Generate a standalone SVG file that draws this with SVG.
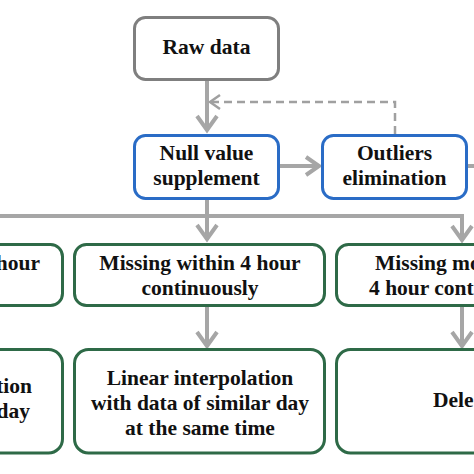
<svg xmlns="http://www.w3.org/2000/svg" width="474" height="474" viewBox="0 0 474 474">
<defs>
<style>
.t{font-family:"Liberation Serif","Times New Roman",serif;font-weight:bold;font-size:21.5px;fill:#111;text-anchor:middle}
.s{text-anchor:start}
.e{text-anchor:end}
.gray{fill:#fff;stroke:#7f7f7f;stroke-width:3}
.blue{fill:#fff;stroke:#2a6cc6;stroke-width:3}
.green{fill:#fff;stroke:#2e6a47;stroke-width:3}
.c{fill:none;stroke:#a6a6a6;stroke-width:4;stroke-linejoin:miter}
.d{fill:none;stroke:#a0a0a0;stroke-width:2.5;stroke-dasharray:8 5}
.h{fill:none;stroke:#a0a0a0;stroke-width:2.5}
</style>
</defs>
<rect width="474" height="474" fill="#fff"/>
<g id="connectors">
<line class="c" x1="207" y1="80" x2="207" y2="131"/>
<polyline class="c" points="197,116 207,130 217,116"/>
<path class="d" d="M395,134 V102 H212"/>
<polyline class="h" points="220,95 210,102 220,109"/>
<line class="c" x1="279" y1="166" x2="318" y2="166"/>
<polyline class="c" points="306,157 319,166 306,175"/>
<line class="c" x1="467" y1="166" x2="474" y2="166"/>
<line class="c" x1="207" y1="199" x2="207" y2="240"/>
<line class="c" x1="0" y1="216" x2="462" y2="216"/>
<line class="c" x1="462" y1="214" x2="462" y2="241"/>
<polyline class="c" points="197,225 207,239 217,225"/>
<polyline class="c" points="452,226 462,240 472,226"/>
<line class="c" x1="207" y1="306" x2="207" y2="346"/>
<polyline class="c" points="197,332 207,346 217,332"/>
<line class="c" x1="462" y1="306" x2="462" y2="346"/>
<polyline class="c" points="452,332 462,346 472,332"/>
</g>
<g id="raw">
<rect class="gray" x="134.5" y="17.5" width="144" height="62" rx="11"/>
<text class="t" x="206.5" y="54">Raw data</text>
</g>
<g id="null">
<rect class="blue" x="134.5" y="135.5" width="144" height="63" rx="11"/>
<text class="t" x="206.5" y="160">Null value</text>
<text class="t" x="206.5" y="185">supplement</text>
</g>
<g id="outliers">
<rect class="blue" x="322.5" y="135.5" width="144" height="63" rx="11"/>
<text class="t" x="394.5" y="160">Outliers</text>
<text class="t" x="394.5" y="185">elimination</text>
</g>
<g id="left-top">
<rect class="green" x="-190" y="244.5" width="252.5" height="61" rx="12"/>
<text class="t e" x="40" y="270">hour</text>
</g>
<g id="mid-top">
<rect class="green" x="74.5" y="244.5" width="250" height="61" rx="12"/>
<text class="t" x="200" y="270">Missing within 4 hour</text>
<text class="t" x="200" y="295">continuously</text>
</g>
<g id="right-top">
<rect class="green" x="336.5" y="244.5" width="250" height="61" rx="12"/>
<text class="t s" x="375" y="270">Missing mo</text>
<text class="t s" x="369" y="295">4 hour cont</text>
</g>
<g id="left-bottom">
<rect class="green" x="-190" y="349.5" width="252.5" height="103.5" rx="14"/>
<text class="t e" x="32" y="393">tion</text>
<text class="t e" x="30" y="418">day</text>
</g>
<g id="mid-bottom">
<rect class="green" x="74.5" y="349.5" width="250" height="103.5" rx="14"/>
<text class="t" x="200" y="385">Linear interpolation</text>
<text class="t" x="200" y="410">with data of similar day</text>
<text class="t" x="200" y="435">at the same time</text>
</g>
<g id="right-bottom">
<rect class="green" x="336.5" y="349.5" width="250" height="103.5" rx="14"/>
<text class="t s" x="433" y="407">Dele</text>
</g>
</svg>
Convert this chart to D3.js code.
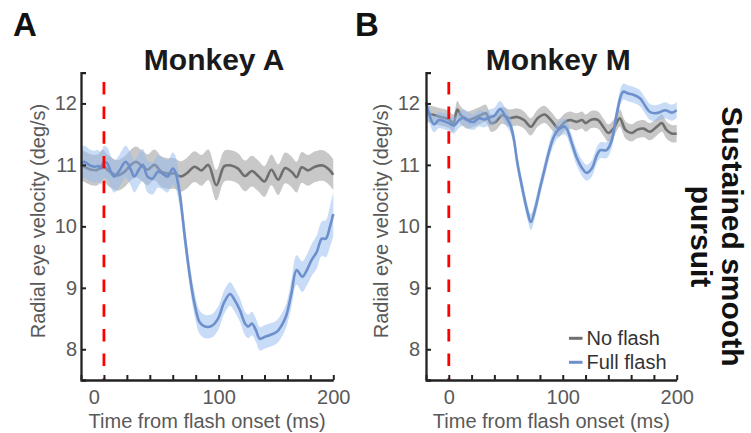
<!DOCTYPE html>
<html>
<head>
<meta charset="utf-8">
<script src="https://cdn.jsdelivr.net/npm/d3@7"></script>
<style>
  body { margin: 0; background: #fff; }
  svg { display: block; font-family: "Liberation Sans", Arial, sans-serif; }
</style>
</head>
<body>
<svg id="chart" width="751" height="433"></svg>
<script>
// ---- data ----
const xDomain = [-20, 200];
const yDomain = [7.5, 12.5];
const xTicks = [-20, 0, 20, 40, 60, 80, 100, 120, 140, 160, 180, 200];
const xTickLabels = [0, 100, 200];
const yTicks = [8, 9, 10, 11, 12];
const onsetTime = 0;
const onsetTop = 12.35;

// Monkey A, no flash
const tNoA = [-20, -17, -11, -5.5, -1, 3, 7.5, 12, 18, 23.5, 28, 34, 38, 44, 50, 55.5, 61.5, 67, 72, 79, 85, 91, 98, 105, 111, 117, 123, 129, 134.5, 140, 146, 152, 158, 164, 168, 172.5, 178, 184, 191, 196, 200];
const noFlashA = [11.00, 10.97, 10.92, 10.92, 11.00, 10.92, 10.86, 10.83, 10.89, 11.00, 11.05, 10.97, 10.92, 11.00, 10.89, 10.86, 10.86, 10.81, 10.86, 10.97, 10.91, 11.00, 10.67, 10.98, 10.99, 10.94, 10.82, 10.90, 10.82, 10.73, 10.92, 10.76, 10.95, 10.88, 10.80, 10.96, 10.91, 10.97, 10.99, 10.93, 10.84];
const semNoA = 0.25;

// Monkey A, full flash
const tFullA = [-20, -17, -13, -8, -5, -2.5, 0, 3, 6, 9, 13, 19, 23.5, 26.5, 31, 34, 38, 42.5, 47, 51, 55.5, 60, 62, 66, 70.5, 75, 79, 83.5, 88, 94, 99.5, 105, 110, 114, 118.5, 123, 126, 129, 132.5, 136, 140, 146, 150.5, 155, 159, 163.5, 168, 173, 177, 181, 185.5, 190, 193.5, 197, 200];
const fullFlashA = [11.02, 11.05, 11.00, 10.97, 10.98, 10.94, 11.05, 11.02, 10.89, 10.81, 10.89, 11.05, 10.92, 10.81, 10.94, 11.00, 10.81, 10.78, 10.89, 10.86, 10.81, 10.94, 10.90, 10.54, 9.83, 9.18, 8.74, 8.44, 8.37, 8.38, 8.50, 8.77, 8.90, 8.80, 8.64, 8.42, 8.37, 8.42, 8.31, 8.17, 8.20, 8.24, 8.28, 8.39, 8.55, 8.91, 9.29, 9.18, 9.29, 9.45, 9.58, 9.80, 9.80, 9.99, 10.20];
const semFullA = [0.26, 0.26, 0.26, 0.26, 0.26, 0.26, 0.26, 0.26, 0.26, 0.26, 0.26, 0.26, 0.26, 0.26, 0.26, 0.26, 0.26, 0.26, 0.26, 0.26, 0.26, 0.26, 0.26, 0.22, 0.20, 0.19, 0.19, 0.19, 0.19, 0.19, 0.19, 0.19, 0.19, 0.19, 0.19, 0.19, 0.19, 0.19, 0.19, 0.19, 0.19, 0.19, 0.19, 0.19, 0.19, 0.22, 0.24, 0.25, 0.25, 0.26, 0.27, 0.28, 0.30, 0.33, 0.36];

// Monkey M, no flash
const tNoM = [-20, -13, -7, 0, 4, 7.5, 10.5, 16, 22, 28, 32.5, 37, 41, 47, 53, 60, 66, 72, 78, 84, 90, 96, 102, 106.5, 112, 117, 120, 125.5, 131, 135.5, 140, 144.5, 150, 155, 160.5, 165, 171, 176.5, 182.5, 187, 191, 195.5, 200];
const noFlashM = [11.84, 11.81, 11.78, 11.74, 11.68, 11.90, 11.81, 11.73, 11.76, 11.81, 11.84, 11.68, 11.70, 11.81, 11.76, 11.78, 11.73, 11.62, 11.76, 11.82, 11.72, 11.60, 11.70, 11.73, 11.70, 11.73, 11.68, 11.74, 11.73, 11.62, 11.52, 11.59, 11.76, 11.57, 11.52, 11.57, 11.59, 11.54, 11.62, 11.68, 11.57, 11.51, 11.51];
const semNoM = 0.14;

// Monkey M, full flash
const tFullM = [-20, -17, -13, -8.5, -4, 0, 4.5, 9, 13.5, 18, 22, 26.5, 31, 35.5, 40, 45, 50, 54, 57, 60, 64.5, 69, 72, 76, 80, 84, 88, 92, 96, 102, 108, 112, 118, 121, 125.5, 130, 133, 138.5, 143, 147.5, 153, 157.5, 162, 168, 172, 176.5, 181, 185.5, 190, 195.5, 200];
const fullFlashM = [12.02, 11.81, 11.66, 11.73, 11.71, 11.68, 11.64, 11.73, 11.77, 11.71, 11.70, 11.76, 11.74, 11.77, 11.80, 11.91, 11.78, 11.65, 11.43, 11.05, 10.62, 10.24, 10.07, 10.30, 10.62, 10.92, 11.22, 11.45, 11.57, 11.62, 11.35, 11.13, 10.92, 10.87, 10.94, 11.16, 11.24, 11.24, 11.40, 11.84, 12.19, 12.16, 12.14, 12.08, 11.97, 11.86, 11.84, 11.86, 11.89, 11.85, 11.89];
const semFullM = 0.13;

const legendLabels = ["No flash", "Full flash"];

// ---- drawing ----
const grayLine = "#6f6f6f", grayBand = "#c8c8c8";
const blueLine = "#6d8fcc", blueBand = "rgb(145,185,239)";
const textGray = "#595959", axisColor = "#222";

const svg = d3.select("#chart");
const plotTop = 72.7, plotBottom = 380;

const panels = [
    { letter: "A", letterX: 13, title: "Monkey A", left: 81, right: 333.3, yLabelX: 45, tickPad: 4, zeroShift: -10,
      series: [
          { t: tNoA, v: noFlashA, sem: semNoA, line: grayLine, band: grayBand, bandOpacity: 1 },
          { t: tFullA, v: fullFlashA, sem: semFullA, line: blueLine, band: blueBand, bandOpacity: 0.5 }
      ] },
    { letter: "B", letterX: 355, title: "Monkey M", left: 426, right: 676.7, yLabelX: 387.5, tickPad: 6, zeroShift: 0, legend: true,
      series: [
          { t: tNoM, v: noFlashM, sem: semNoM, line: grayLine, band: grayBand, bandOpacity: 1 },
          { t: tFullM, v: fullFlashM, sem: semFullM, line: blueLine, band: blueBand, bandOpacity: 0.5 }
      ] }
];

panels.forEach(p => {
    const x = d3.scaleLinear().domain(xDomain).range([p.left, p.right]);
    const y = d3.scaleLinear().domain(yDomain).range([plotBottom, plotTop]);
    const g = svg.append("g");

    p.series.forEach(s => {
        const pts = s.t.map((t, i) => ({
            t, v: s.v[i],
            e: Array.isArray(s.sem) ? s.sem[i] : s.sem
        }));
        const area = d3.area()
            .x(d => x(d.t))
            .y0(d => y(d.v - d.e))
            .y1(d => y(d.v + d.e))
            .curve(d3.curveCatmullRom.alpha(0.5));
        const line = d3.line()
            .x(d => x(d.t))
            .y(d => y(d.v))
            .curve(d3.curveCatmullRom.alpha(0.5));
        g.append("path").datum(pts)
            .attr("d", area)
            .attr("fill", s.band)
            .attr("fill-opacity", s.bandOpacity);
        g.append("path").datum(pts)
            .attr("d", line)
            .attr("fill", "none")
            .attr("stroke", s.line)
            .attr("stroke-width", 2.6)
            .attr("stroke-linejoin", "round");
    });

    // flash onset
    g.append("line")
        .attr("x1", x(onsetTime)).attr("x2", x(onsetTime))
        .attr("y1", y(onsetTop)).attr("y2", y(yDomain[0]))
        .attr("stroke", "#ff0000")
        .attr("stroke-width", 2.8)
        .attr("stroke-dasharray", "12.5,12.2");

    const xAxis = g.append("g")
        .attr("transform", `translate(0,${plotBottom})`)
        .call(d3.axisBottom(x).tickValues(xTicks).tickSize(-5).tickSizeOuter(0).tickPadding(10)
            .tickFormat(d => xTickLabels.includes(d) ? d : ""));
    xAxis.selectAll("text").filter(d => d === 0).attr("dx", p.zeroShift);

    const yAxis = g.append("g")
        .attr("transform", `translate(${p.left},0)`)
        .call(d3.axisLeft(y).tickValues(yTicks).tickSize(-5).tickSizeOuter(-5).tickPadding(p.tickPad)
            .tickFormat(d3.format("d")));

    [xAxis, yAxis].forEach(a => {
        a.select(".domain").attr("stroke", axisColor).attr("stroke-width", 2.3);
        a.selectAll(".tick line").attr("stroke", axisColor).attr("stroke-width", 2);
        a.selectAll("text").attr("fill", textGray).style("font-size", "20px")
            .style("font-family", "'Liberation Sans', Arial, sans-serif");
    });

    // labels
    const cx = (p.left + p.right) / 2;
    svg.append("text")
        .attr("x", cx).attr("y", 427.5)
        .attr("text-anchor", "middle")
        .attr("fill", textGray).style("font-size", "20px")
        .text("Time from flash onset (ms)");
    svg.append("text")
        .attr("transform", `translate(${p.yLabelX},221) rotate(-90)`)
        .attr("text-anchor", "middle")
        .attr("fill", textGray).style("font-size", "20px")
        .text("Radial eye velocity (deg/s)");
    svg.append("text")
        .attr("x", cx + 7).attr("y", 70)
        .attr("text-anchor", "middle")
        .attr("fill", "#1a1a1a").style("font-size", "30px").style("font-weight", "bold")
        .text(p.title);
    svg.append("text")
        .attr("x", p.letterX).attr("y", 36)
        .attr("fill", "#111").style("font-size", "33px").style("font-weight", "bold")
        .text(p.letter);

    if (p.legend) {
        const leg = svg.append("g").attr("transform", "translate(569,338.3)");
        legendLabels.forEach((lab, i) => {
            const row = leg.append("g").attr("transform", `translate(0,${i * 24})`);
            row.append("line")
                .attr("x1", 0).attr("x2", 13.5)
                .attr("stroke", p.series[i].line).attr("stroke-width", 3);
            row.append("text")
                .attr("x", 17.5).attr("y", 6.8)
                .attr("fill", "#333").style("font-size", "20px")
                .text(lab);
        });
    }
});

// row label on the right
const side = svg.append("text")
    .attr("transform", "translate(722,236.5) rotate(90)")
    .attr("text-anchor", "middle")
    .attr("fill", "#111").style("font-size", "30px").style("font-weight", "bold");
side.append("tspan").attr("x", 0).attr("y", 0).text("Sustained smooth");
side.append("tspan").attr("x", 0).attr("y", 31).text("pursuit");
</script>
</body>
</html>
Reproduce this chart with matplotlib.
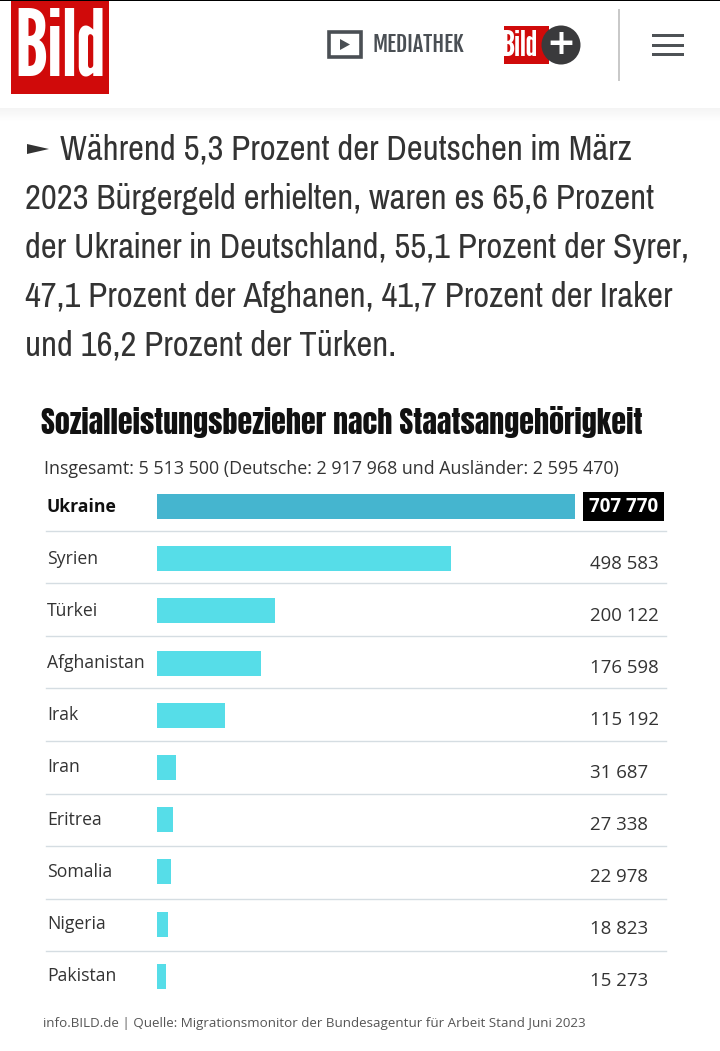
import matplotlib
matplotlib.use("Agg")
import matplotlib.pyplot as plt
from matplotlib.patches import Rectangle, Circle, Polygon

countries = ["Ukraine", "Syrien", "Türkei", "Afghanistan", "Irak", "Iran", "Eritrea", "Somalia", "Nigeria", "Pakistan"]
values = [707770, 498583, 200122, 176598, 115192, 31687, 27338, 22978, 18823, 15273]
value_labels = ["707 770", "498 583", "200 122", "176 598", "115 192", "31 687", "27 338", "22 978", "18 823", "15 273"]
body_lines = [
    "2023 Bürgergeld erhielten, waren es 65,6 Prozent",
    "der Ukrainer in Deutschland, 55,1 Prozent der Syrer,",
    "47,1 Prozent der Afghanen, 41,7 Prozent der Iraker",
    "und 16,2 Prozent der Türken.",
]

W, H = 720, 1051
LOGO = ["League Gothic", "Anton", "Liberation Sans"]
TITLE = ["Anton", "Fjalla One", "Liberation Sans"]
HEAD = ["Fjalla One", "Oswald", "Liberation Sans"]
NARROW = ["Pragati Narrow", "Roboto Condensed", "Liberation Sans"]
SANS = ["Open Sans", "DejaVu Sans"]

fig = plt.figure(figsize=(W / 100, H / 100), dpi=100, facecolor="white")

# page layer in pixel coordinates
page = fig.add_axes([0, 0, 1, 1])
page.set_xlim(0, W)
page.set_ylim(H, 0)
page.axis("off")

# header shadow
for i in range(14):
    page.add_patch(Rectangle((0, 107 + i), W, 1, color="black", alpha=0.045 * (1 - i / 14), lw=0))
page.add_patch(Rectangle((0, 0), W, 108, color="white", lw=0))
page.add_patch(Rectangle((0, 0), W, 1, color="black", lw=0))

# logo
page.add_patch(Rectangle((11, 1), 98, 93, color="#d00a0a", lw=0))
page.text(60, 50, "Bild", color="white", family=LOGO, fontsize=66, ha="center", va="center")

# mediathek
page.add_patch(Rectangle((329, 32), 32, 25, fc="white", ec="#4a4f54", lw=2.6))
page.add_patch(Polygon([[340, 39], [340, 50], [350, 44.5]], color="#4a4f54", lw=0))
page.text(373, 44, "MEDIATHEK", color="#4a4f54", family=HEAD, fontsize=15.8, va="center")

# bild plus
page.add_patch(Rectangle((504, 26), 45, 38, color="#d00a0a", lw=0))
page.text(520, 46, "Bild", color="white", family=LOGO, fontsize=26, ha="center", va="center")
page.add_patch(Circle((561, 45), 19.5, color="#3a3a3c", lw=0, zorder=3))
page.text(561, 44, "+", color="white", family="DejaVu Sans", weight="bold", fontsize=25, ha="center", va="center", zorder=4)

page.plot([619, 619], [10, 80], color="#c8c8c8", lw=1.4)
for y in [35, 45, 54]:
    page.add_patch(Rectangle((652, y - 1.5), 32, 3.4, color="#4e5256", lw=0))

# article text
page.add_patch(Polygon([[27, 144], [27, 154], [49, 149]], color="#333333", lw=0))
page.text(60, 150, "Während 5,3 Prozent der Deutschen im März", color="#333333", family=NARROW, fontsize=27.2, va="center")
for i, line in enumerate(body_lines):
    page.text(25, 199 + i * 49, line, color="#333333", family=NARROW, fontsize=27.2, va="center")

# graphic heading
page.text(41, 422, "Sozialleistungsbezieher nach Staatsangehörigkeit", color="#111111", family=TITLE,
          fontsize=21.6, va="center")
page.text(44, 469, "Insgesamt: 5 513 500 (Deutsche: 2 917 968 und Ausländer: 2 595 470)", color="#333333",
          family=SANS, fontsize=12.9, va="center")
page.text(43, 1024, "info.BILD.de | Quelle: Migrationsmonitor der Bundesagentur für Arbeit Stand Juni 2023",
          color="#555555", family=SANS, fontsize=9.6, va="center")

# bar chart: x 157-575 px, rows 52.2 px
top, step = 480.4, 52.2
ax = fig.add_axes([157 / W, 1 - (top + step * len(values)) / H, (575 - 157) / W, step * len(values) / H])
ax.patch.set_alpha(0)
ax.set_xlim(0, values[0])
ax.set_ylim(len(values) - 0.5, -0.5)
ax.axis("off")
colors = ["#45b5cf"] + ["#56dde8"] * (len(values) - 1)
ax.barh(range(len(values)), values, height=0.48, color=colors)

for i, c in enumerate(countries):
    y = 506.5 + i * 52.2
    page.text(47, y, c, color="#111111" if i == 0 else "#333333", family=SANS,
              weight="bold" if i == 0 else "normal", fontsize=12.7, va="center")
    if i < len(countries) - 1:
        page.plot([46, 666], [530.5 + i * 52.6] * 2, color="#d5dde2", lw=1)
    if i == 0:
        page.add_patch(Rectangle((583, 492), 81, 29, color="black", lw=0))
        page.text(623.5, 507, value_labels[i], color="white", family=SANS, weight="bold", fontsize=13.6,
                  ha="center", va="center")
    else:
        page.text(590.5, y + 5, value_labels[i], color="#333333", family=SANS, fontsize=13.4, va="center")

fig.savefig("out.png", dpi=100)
--*--
_Work to do:_
Keep the pictures out, and extract only the lines that begin at the one containing "Convert this chart to D3.js code." and end at the one containing "const onsetTop = 12.35;", inclusive.

_Full solution:_
Convert this chart to D3.js code.
<!DOCTYPE html>
<html>
<head>
<meta charset="utf-8">
<script src="https://cdn.jsdelivr.net/npm/d3@7"></script>
<style>
  body { margin: 0; background: #fff; }
  svg { display: block; font-family: "Liberation Sans", Arial, sans-serif; }
</style>
</head>
<body>
<svg id="chart" width="751" height="433"></svg>
<script>
// ---- data ----
const xDomain = [-20, 200];
const yDomain = [7.5, 12.5];
const xTicks = [-20, 0, 20, 40, 60, 80, 100, 120, 140, 160, 180, 200];
const xTickLabels = [0, 100, 200];
const yTicks = [8, 9, 10, 11, 12];
const onsetTime = 0;
const onsetTop = 12.35;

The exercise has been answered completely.